§ Given instruction: Copy out each line in the material below that has the word "this".

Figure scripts
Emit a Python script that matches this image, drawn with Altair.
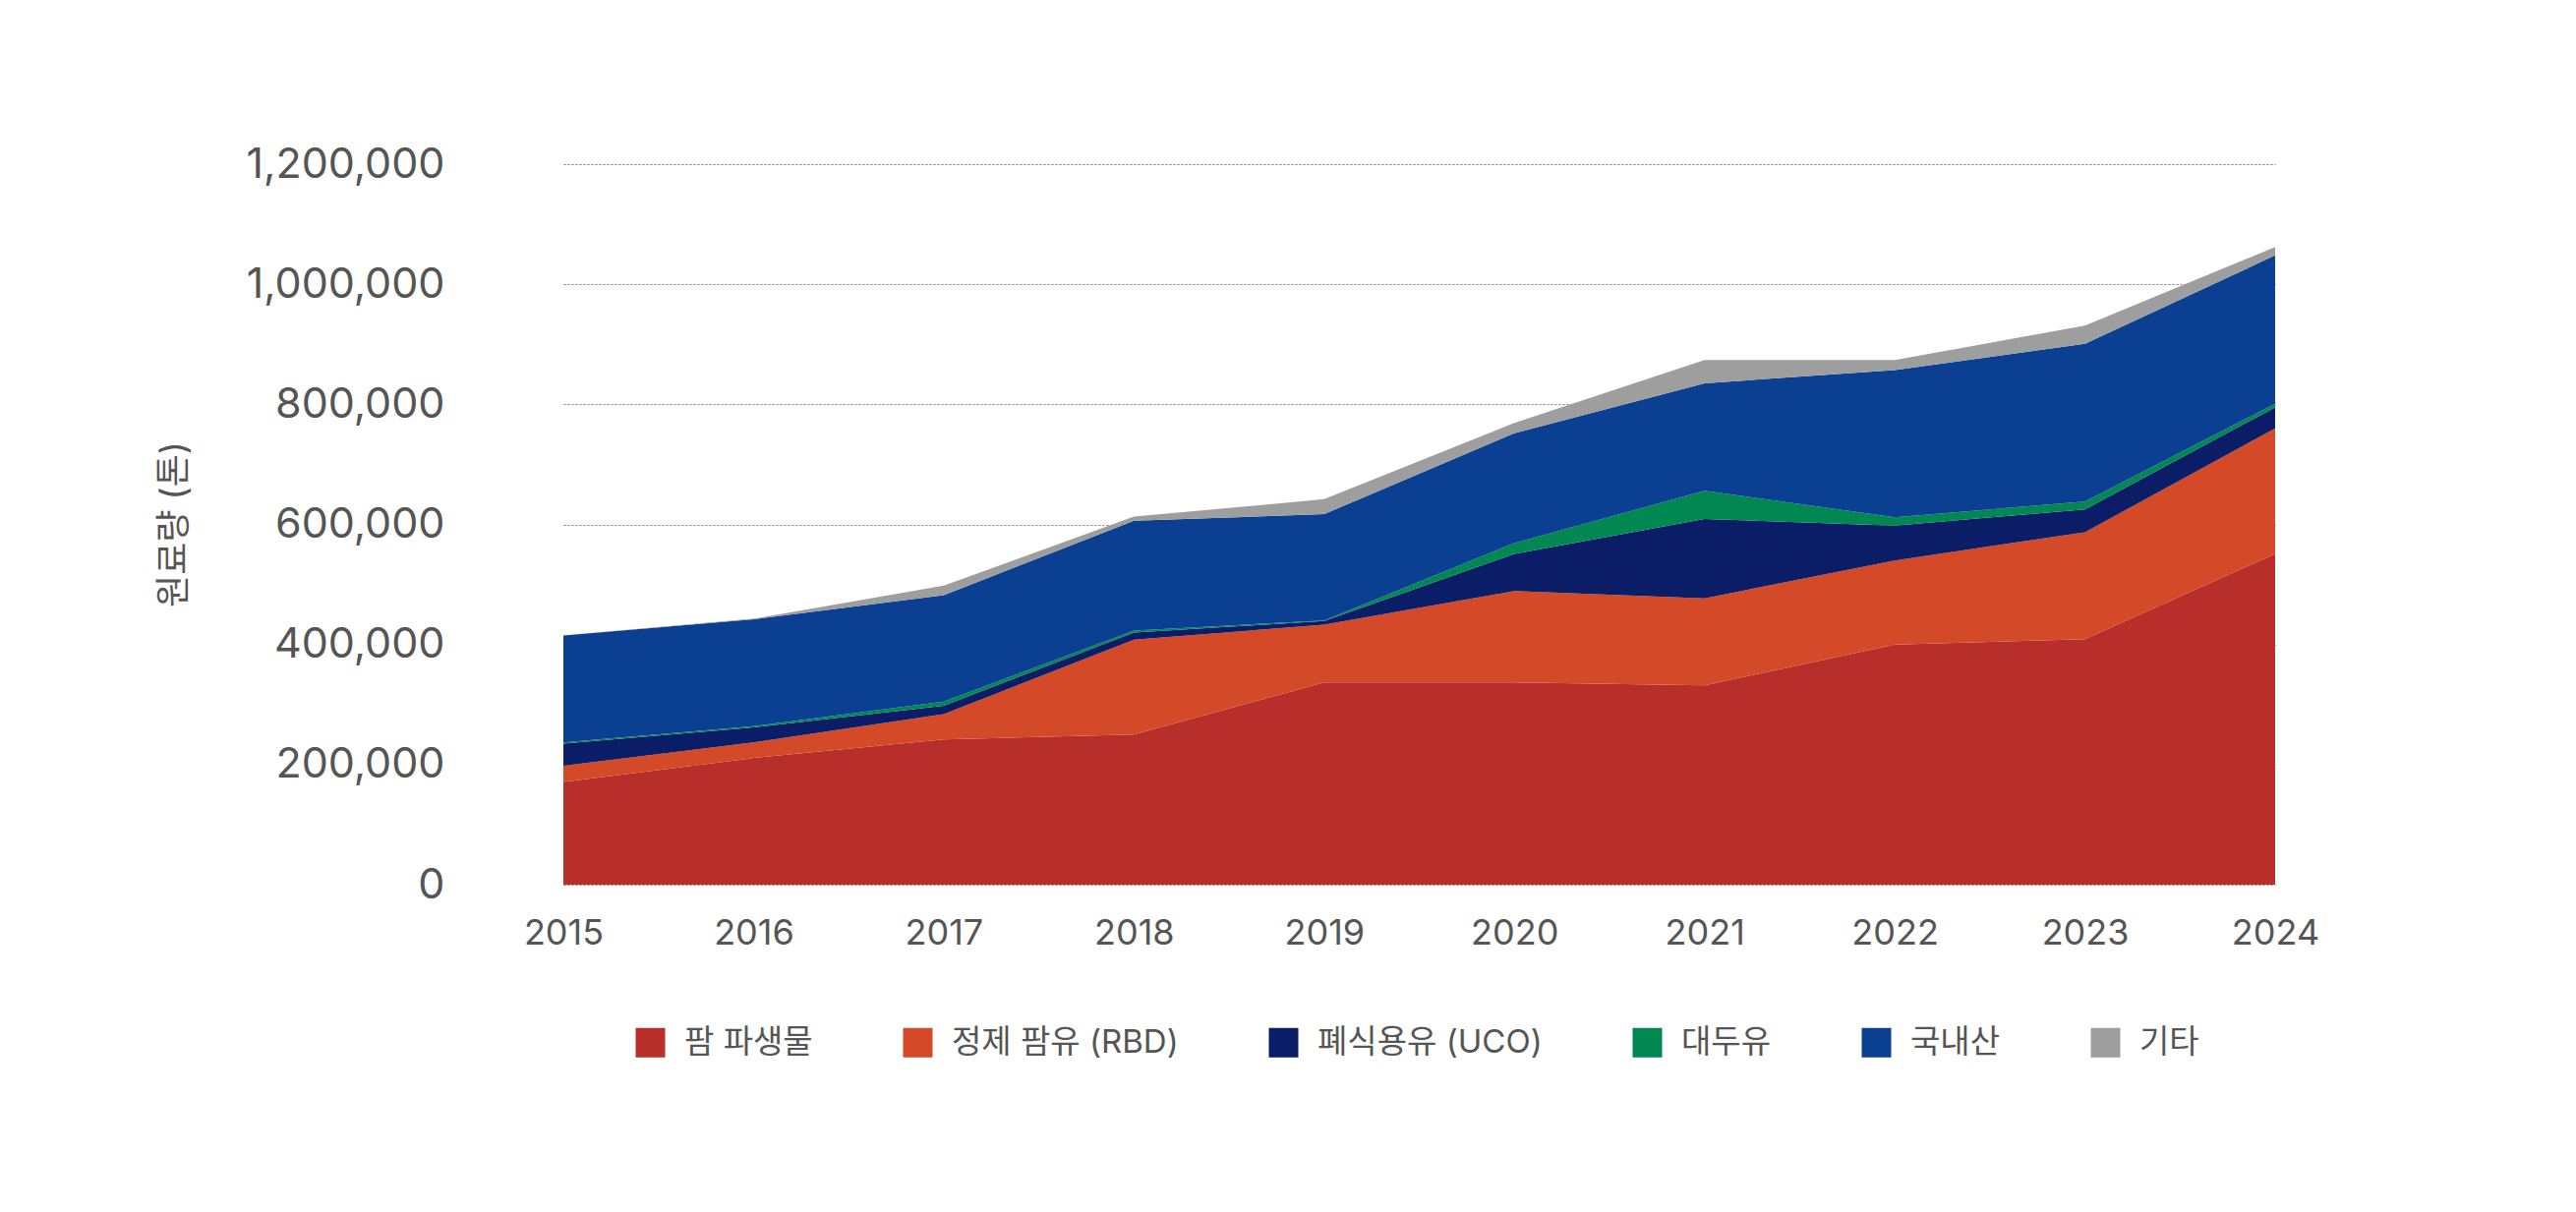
import altair as alt
import pandas as pd

years = [2015, 2016, 2017, 2018, 2019, 2020, 2021, 2022, 2023, 2024]
series = ["팜 파생물", "정제 팜유 (RBD)", "폐식용유 (UCO)", "대두유", "국내산", "기타"]
colors = ["#B82E2B", "#D44A28", "#0B1D66", "#018752", "#0B3F91", "#9D9E9D"]

palm_deriv = [171000, 211000, 242000, 250000, 337000, 337000, 332000, 400000, 409000, 551000]
rbd = [27000, 26000, 42000, 158000, 96000, 152000, 145000, 140000, 178000, 209000]
uco = [37000, 25000, 14000, 12000, 6000, 62000, 132000, 58000, 38000, 35000]
soy = [2000, 2000, 7000, 3000, 1000, 18000, 47000, 14000, 13000, 6000]
domestic = [178000, 178000, 177000, 183000, 177000, 183000, 179000, 245000, 263000, 247000]
other = [0, 1000, 16000, 7000, 25000, 17000, 39000, 17000, 30000, 14000]

y_ticks = [0, 200000, 400000, 600000, 800000, 1000000, 1200000]

values = [palm_deriv, rbd, uco, soy, domestic, other]
rows = []
for i, (name, vals) in enumerate(zip(series, values)):
    for yr, v in zip(years, vals):
        rows.append({"year": yr, "series": name, "value": v, "order": i})
df = pd.DataFrame(rows)

FONT = "Inter, 'Noto Sans CJK KR', sans-serif"
TEXT = "#555555"

chart = alt.Chart(df).mark_area(interpolate="linear").encode(
    x=alt.X("year:Q",
            scale=alt.Scale(domain=[2015, 2024], nice=False, zero=False),
            axis=alt.Axis(values=years, format="d", title=None, grid=False,
                          domain=False, ticks=False, labelPadding=32,
                          labelFlush=False, labelBound=False,
                          labelFontSize=36, labelColor=TEXT, labelFont=FONT)),
    y=alt.Y("value:Q", stack="zero",
            scale=alt.Scale(domain=[0, 1200000], nice=False),
            axis=alt.Axis(values=y_ticks, format=",d", title="원료량 (톤)",
                          domain=False, ticks=False, labelPadding=121,
                          labelLimit=500, labelFlush=False,
                          labelFontSize=43, labelColor=TEXT, labelFont=FONT,
                          grid=True, gridColor="#777777", gridDash=[2, 2],
                          gridWidth=1,
                          titleFont=FONT, titleFontSize=36, titleColor=TEXT,
                          titleFontWeight="normal", titleX=-396, titleY=366,
                          titleBaseline="middle", titleAlign="center",
                          titleAngle=270)),
    color=alt.Color("series:N", sort=series,
                    scale=alt.Scale(domain=series, range=colors),
                    legend=alt.Legend(title=None, orient="none", direction="horizontal",
                                      legendX=72, legendY=877, symbolType="square",
                                      symbolSize=900, symbolStrokeWidth=0,
                                      labelFontSize=33, labelFont=FONT, labelColor=TEXT,
                                      labelOffset=18, columnPadding=90, labelLimit=600,
                                      columns=6)),
    order=alt.Order("order:Q", sort="ascending"),
).properties(
    width=1741, height=733,
    background="white",
    autosize=alt.AutoSizeParams(type="none"),
    padding={"left": 565, "top": 159, "right": 270, "bottom": 300},
).configure_view(stroke=None)

chart.save("out.html", embed_options={"renderer": "svg", "actions": False})
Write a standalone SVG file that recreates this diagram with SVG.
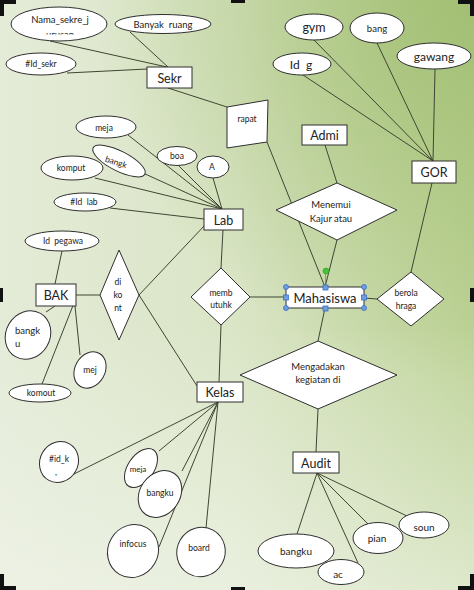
<svg xmlns="http://www.w3.org/2000/svg" width="474" height="590" viewBox="0 0 474 590">
<defs>
<linearGradient id="bg" x1="0" y1="0" x2="1" y2="0">
<stop offset="0" stop-color="#e4ebd7"/>
<stop offset="0.5" stop-color="#dae5c6"/>
<stop offset="1" stop-color="#bed398"/>
</linearGradient>
<radialGradient id="tr" cx="474" cy="0" r="380" gradientUnits="userSpaceOnUse">
<stop offset="0" stop-color="#9fbd6f" stop-opacity="0.9"/>
<stop offset="1" stop-color="#9fbd6f" stop-opacity="0"/>
</radialGradient>
<linearGradient id="bot" x1="0" y1="0" x2="0" y2="1">
<stop offset="0.55" stop-color="#f3f6ee" stop-opacity="0"/>
<stop offset="1" stop-color="#f3f6ee" stop-opacity="0.6"/>
</linearGradient>
<clipPath id="cutNama"><rect x="0" y="0" width="120" height="34.5"/></clipPath>
<style>
.ln{stroke:#3e4633;stroke-width:1;fill:none}
.sh{fill:#ffffff;stroke:#2f2f2f;stroke-width:1}
.t{font-family:Lato,"Open Sans",sans-serif;fill:#222;text-anchor:middle;dominant-baseline:central}
.e{font-size:12.5px}
.s{font-size:8.5px}
.m{font-size:9.5px}
.mark{fill:#111}
.hc{fill:#6d9de2;stroke:#3c6fc2;stroke-width:0.8}
</style>
</defs>
<rect x="0" y="0" width="474" height="590" fill="url(#bg)"/>
<rect x="0" y="0" width="474" height="590" fill="url(#tr)"/>
<rect x="0" y="0" width="474" height="590" fill="url(#bot)"/>

<g id="crop-marks">
<path class="mark" d="M0 0H16V4H4V16H0Z"/>
<path class="mark" d="M458 0H474V16H470V4H458Z"/>
<path class="mark" d="M0 590H16V586H4V574H0Z"/>
<path class="mark" d="M458 590H474V574H470V586H458Z"/>
<rect class="mark" x="231" y="0" width="14" height="3"/>
<rect class="mark" x="231" y="587" width="14" height="3"/>
<rect class="mark" x="0" y="288" width="3" height="14"/>
<rect class="mark" x="470" y="288" width="4" height="14"/>
</g>

<g id="connectors">
<line class="ln" x1="50" y1="41" x2="167" y2="67"/>
<line class="ln" x1="130" y1="32" x2="168" y2="67"/>
<line class="ln" x1="67" y1="73" x2="147" y2="69"/>
<line class="ln" x1="168" y1="88" x2="227" y2="107"/>
<line class="ln" x1="267" y1="142" x2="325" y2="287"/>
<line class="ln" x1="325" y1="145" x2="337" y2="183"/>
<line class="ln" x1="337" y1="240" x2="325" y2="287"/>
<line class="ln" x1="303" y1="75" x2="433" y2="161"/>
<line class="ln" x1="314" y1="40" x2="433" y2="161"/>
<line class="ln" x1="377" y1="43" x2="433" y2="161"/>
<line class="ln" x1="435" y1="69" x2="433" y2="161"/>
<line class="ln" x1="432" y1="183" x2="411" y2="272"/>
<line class="ln" x1="364" y1="298" x2="377" y2="299"/>
<line class="ln" x1="250" y1="297" x2="286" y2="297"/>
<line class="ln" x1="223" y1="230" x2="221" y2="268"/>
<line class="ln" x1="221" y1="325" x2="219" y2="382"/>
<line class="ln" x1="128" y1="135" x2="222" y2="209"/>
<line class="ln" x1="143" y1="173" x2="222" y2="209"/>
<line class="ln" x1="95" y1="178" x2="222" y2="209"/>
<line class="ln" x1="178" y1="165" x2="222" y2="209"/>
<line class="ln" x1="213" y1="178" x2="222" y2="209"/>
<line class="ln" x1="110" y1="208" x2="204" y2="219"/>
<line class="ln" x1="205" y1="225" x2="139" y2="295"/>
<line class="ln" x1="139" y1="295" x2="197" y2="386"/>
<line class="ln" x1="76" y1="295" x2="100" y2="295"/>
<line class="ln" x1="62" y1="251" x2="55" y2="284"/>
<line class="ln" x1="46" y1="312" x2="55" y2="306"/>
<line class="ln" x1="80" y1="355" x2="75" y2="306"/>
<line class="ln" x1="42" y1="384" x2="74" y2="303"/>
<line class="ln" x1="72" y1="475" x2="218" y2="402"/>
<line class="ln" x1="159" y1="451" x2="218" y2="402"/>
<line class="ln" x1="182" y1="471" x2="218" y2="402"/>
<line class="ln" x1="159" y1="547" x2="218" y2="402"/>
<line class="ln" x1="206" y1="528" x2="218" y2="402"/>
<line class="ln" x1="325" y1="308" x2="318" y2="341"/>
<line class="ln" x1="318" y1="409" x2="316" y2="452"/>
<line class="ln" x1="297" y1="534" x2="317" y2="473"/>
<line class="ln" x1="358" y1="563" x2="317" y2="473"/>
<line class="ln" x1="368" y1="524" x2="317" y2="473"/>
<line class="ln" x1="407" y1="516" x2="317" y2="473"/>
</g>

<g id="attr-nama"><ellipse class="sh" cx="59" cy="24" rx="48" ry="17"/><text class="t m" x="60" y="19">Nama_sekre_j</text><text class="t m" x="60" y="34" clip-path="url(#cutNama)">urusan</text></g>
<g id="attr-banyak"><ellipse class="sh" cx="163" cy="24" rx="48" ry="9.5"/><text class="t m" x="163" y="24.5">Banyak&#160; ruang</text></g>
<g id="attr-idsekr"><ellipse class="sh" cx="41" cy="64" rx="35" ry="11"/><text class="t s" x="41" y="64">#Id_sekr</text></g>
<g id="ent-sekr"><rect class="sh" x="147" y="67" width="45" height="21"/><text class="t e" x="169.5" y="78.5">Sekr</text></g>
<g id="rel-rapat"><polygon class="sh" points="227,107 268,100 267,142 227,148"/><text class="t s" x="247" y="119">rapat</text></g>

<g id="attr-gym"><ellipse class="sh" cx="314" cy="27" rx="29" ry="13"/><text class="t e" x="314" y="27">gym</text></g>
<g id="attr-bang"><ellipse class="sh" cx="377" cy="28" rx="27" ry="15"/><text class="t m" x="377" y="28">bang</text></g>
<g id="attr-gawang"><ellipse class="sh" cx="434" cy="56" rx="37" ry="13"/><text class="t" style="font-size:12px" x="434" y="56">gawang</text></g>
<g id="attr-idg"><ellipse class="sh" cx="302" cy="64" rx="29" ry="11"/><text class="t" style="font-size:12px" x="301" y="64">Id&#160; g</text></g>
<g id="ent-admi"><rect class="sh" x="302" y="125" width="45" height="20"/><text class="t e" x="324.5" y="135">Admi</text></g>
<g id="ent-gor"><rect class="sh" x="412" y="161" width="44" height="22"/><text class="t e" x="434" y="172">GOR</text></g>
<g id="rel-menemui"><polygon class="sh" points="276,210 337,183 397,210 337,240"/><text class="t m" x="331" y="204">Menemui</text><text class="t m" x="331" y="218">Kajur atau</text></g>
<g id="rel-berola"><polygon class="sh" points="411,272 444,299 411,326 377,299"/><text class="t s" x="406" y="293">berola</text><text class="t s" x="406" y="306">hraga</text></g>

<g id="attr-meja-lab"><ellipse class="sh" cx="106" cy="127" rx="30" ry="11"/><text class="t s" x="104" y="128">meja</text></g>
<g id="attr-bangk-lab"><ellipse class="sh" cx="119" cy="161" rx="29" ry="10" transform="rotate(27 119 161)"/><text class="t s" x="116" y="162" transform="rotate(18 116 162)">bangk</text></g>
<g id="attr-boa"><ellipse class="sh" cx="177" cy="156" rx="20" ry="9.5"/><text class="t s" x="177" y="156">boa</text></g>
<g id="attr-a"><ellipse class="sh" cx="213" cy="167" rx="16" ry="11"/><text class="t s" x="212" y="167">A</text></g>
<g id="attr-komput"><ellipse class="sh" cx="72" cy="168" rx="31" ry="12"/><text class="t s" x="71" y="168">komput</text></g>
<g id="attr-idlab"><ellipse class="sh" cx="85" cy="202" rx="31" ry="9"/><text class="t s" x="84" y="202">#Id&#160; lab</text></g>
<g id="ent-lab"><rect class="sh" x="204" y="209" width="39" height="21"/><text class="t e" x="223.5" y="220">Lab</text></g>

<g id="attr-idpegawa"><ellipse class="sh" cx="62" cy="241" rx="37" ry="10"/><text class="t s" x="63" y="241">Id&#160; pegawa</text></g>
<g id="ent-bak"><rect class="sh" x="36" y="284" width="40" height="22"/><text class="t e" x="56" y="295">BAK</text></g>
<g id="attr-bangku-bak"><ellipse class="sh" cx="28" cy="335" rx="25" ry="22" transform="rotate(-60 28 335)"/><text class="t m" x="15" y="330" style="text-anchor:start">bangk</text><text class="t m" x="15" y="343" style="text-anchor:start">u</text></g>
<g id="attr-mej"><ellipse class="sh" cx="90" cy="370" rx="19" ry="15" transform="rotate(-60 90 370)"/><text class="t s" x="90" y="370">mej</text></g>
<g id="attr-komout"><ellipse class="sh" cx="40" cy="393" rx="31" ry="9"/><text class="t s" x="41" y="393">komout</text></g>
<g id="rel-dikont"><polygon class="sh" points="119,250 139,295 119,340 100,295"/><text class="t s" x="118" y="282">di</text><text class="t s" x="118" y="295">ko</text><text class="t s" x="118" y="308">nt</text></g>
<g id="rel-membutuhk"><polygon class="sh" points="221,268 250,297 221,325 191,297"/><text class="t s" x="221" y="293">memb</text><text class="t s" x="221" y="305">utuhk</text></g>

<g id="ent-mahasiswa"><rect class="sh" x="286" y="287" width="78" height="21"/><text class="t" style="font-size:13px" x="325" y="298">Mahasiswa</text>
<line x1="325.5" y1="273" x2="325.5" y2="287" stroke="#3c6fc2" stroke-width="0.6"/>
<circle cx="326" cy="271" r="3" fill="#45c43a" stroke="#2e9a26" stroke-width="0.6"/>
<circle class="hc" cx="286" cy="287" r="2.5"/><circle class="hc" cx="364" cy="287" r="2.5"/><circle class="hc" cx="286" cy="308" r="2.5"/><circle class="hc" cx="364" cy="308" r="2.5"/>
<rect class="hc" x="323" y="285" width="5" height="5"/><rect class="hc" x="323" y="306" width="5" height="5"/><rect class="hc" x="283.5" y="295" width="5" height="5"/><rect class="hc" x="361.5" y="295" width="5" height="5"/></g>
<g id="rel-mengadakan"><polygon class="sh" points="240,375 318,341 397,375 318,409"/><text class="t m" x="318" y="366">Mengadakan</text><text class="t m" x="318" y="379">kegiatan di</text></g>

<g id="ent-kelas"><rect class="sh" x="197" y="382" width="46" height="20"/><text class="t e" x="220" y="392">Kelas</text></g>
<g id="attr-idk"><ellipse class="sh" cx="59" cy="462" rx="21" ry="19" transform="rotate(-60 59 462)"/><text class="t s" x="59" y="459">#id_k</text><text class="t s" x="56" y="472">,</text></g>
<g id="attr-meja-kelas"><ellipse class="sh" cx="141" cy="468" rx="22" ry="13" transform="rotate(-55 141 468)"/><text class="t" style="font-size:8px" x="138" y="469">meja</text></g>
<g id="attr-bangku-kelas"><ellipse class="sh" cx="160" cy="494" rx="25" ry="20" transform="rotate(-55 160 494)"/><text class="t s" x="160" y="493">bangku</text></g>
<g id="attr-infocus"><ellipse class="sh" cx="133" cy="551" rx="27" ry="25" transform="rotate(-60 133 551)"/><text class="t s" x="133" y="544">infocus</text></g>
<g id="attr-board"><ellipse class="sh" cx="201" cy="552" rx="25" ry="24" transform="rotate(-60 201 552)"/><text class="t s" x="199" y="548">board</text></g>

<g id="ent-audit"><rect class="sh" x="293" y="452" width="46" height="21"/><text class="t e" x="316" y="463">Audit</text></g>
<g id="attr-bangku-audit"><ellipse class="sh" cx="296" cy="551" rx="38" ry="17"/><text class="t" style="font-size:10px" x="296" y="551">bangku</text></g>
<g id="attr-ac"><ellipse class="sh" cx="341" cy="572" rx="23" ry="12.5"/><text class="t" style="font-size:10px" x="338" y="574">ac</text></g>
<g id="attr-pian"><ellipse class="sh" cx="378" cy="538" rx="25" ry="15.5"/><text class="t" style="font-size:10px" x="377" y="538">pian</text></g>
<g id="attr-soun"><ellipse class="sh" cx="424" cy="525" rx="25" ry="13"/><text class="t" style="font-size:10px" x="424" y="527">soun</text></g>
</svg>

§ Complete output:
Emit a Python script that matches this image, drawn with Altair.
Write a standalone SVG file that recreates this diagram with SVG.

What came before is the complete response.